You won’t forget the toothpaste this time- you’re no amateur. You found and added the exact toothpaste brand and flavor that you wanted to the Cartwheel app on your phone before you even got to the store, and you’re debating buying more than one just to increase your savings score. Is Target showing off by letting you compete with your friends to see who can save more? Is it getting under your skin that you’re not currently shopping for a family of 5 and therefore will never quite save as much as that girl in the #1 spot on this app? Is this just about the toothpaste or is it something more?
Your Starbucks cup is now empty and you see the irony in having a whole lot of energy as you’re supposedly ‘finishing up’ this ‘quick trip’.
But wait: THE BEAUTY AISLES.
Ahh, the beauty aisles. Once dimly lit, they now glow and pulsate with soft white hues, begging you to come see what seasonal nail colors await. You remember a beauty blogger mentioned something she loved from the drugstore- was it Revlon? Maybe it was a lip pencil. Oh wait, they carry NYX now?! With so many thoughts racing, you quickly pick a new volumizing mascara, promising as you grab it to never be the kind of customer who opens the lipsticks and swatches them out on the sale price placards. Were you raised in a barn, random makeup testers?

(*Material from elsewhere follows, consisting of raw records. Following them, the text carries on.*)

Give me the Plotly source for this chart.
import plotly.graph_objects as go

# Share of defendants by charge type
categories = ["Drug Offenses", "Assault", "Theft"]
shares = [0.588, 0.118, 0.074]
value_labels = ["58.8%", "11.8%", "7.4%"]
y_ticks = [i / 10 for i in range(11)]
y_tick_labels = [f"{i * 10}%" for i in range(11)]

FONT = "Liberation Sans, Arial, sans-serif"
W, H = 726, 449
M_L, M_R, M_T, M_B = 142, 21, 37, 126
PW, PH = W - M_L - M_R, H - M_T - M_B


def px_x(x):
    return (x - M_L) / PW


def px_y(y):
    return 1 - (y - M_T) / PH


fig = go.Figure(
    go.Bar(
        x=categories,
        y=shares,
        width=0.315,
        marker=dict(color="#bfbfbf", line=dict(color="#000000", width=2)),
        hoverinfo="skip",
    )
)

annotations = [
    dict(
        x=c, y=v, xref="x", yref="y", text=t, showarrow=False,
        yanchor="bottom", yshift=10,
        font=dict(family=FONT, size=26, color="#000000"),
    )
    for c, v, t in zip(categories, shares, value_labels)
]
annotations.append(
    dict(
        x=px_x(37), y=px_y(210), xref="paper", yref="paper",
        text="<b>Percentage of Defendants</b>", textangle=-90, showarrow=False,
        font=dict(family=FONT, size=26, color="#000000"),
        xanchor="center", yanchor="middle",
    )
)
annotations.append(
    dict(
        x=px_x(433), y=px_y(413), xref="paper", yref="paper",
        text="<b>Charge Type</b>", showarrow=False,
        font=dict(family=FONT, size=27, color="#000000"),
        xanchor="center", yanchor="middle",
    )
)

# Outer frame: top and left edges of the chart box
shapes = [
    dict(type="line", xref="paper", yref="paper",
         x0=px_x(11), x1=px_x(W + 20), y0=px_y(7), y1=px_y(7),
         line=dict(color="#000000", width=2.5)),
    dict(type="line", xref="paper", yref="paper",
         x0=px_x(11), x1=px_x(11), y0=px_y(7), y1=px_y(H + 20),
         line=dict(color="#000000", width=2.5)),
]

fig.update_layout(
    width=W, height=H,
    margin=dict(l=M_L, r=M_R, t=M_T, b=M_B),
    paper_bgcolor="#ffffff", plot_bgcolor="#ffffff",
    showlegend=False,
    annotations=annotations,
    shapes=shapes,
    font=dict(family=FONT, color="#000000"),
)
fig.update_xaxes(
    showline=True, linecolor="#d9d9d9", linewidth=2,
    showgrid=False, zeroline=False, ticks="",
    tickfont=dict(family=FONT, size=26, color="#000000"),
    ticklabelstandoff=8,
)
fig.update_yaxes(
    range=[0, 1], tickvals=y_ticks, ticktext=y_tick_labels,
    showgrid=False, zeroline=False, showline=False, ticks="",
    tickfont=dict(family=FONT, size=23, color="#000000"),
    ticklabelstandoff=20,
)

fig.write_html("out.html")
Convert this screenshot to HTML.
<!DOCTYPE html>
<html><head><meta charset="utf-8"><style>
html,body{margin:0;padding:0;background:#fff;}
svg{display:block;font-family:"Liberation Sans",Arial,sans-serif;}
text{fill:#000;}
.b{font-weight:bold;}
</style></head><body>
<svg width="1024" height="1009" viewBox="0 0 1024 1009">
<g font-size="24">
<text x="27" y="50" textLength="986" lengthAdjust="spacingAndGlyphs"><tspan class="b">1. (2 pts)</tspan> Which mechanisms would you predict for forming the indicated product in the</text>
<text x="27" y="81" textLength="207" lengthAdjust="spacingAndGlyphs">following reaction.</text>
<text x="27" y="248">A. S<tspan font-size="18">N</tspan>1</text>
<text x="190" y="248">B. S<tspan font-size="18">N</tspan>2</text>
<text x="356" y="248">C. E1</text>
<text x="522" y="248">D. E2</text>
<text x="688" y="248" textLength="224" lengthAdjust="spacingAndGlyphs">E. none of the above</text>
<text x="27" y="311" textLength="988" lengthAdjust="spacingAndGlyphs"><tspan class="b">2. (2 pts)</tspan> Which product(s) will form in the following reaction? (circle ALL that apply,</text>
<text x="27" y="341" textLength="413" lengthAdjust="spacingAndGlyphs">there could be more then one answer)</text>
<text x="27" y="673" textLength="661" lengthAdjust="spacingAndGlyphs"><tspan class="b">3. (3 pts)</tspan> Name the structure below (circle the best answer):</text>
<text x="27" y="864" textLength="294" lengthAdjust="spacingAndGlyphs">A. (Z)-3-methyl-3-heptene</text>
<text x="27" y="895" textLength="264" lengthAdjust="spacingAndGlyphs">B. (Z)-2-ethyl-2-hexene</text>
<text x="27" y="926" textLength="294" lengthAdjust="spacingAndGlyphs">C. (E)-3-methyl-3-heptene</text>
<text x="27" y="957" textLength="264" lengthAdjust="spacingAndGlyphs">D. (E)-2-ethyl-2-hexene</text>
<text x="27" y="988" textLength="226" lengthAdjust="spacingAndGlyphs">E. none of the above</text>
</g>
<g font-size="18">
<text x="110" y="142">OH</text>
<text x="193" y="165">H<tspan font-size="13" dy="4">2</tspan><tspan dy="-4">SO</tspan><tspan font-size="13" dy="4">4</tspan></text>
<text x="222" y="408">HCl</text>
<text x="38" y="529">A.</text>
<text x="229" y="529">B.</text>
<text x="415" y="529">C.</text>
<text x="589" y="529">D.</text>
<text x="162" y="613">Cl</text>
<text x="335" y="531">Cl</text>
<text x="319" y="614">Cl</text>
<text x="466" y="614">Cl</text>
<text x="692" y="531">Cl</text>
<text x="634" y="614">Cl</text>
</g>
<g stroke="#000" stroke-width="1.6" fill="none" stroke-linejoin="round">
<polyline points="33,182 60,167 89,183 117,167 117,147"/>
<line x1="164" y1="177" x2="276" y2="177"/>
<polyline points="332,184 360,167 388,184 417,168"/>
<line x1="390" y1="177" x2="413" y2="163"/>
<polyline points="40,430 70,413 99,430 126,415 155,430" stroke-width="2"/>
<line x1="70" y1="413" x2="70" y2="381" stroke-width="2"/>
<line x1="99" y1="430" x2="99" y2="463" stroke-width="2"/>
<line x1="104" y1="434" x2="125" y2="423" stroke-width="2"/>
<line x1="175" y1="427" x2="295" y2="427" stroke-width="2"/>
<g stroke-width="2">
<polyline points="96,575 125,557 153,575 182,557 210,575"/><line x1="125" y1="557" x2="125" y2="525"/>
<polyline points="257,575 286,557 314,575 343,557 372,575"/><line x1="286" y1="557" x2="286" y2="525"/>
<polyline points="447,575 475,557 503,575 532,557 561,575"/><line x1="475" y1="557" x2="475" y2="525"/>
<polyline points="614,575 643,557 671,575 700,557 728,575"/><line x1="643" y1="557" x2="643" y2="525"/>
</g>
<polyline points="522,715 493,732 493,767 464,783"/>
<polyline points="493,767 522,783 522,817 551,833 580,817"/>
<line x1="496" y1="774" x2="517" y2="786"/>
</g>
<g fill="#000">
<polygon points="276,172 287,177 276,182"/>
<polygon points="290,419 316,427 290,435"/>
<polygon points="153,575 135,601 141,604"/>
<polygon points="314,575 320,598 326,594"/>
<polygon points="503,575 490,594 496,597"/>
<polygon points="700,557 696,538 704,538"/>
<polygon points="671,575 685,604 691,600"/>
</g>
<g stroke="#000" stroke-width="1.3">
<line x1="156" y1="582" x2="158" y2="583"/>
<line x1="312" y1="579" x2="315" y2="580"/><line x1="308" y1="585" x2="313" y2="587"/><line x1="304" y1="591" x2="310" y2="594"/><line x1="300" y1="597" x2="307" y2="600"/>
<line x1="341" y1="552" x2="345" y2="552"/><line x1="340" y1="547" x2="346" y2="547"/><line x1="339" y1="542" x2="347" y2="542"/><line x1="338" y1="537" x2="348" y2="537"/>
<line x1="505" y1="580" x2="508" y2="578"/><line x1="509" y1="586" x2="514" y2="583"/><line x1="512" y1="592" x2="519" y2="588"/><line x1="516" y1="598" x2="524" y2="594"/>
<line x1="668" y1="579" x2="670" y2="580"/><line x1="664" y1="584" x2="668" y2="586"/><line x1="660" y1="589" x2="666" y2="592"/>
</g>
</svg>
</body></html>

I mean, you certainly weren’t raised in a Target.
You laugh at your own pun out loud, to the dismay of the teenage girl waiting for you to stop taking up half the aisle with your cart. What she doesn’t know is that you will now begin to debate 4 different bronzers with only 1 in stock for the next few minutes, cart still in place. This isn’t your first makeup aisle standoff and you won’t back down until you’ve researched each one a little bit on your phone before just giving up and picking another dusty-mauve lipstick. No one’s a hero in the beauty aisles- we’re all just trying to grab something before it sells out or before the teens get to it first.
Checkout is here. This wasn’t that bad, you think. Remember that time you convinced yourself that you needed the same pair of sandals in two different colors and also an entire new sheet set and an adult coloring book and a shower curtain and salt and pepper shakers and teeth whitening strips and also a family-sized bag of Reese’s Pieces? Could have been way worse.
In line, your head is a little woozy from all the joy. How can one store contain so many things you love? You didn’t even visit the clearance accessories, test the throw pillows, or read all the witty birthday cards, because by now you’re hungry and your internal voice that told you, “don’t budge on your budget!” is loud. Checkout locks you in to this decision. And sure, there could be more lanes open, but you’ve come this far and you can’t turn back. This is Target, where abandoned carts are never around, because no one’s going to leave with just toothpaste.
You know it’s not about the toothpaste— it was never about the toothpaste. You go to open your wallet and the friendly cashier asks you if you’d like to apply for the RedCard, as you flash yours, already-in-hand, like a proud club member. The walk back to your car is blissful, tossing your Starbucks cup into a bright red trashcan.
Even the trashcans are cheery here. Is that a metaphor somehow?
“Maybe someday I’ll love a man as much as I love @target,” you tweet later that night, jokingly, right before squeezing your new toothpaste to your brush. You chuckle, but also catch yourself slightly believing your own logic.
If Target was a man, he’d have everything you need. He’d be so helpful and so handy. Your wedding colors would be red and white and you could actually be wheeled down the aisle in a shopping cart. Your cake would be iced to look like a clearance sticker and you’d have one of those cute bull terriers with the logo on his eye as your ring bearer.
Wait, snap out of it. Ring bearer. For the rings. Rings? Why can’t you shake the thought of rings?
Oh yeah, the ring dish you bought. Remember that? You guiltily look over to your dresser, remembering you actually already own a ring dish.
You know, you didn’t even visit the jewelry this time – I wonder if Target carries your ring size?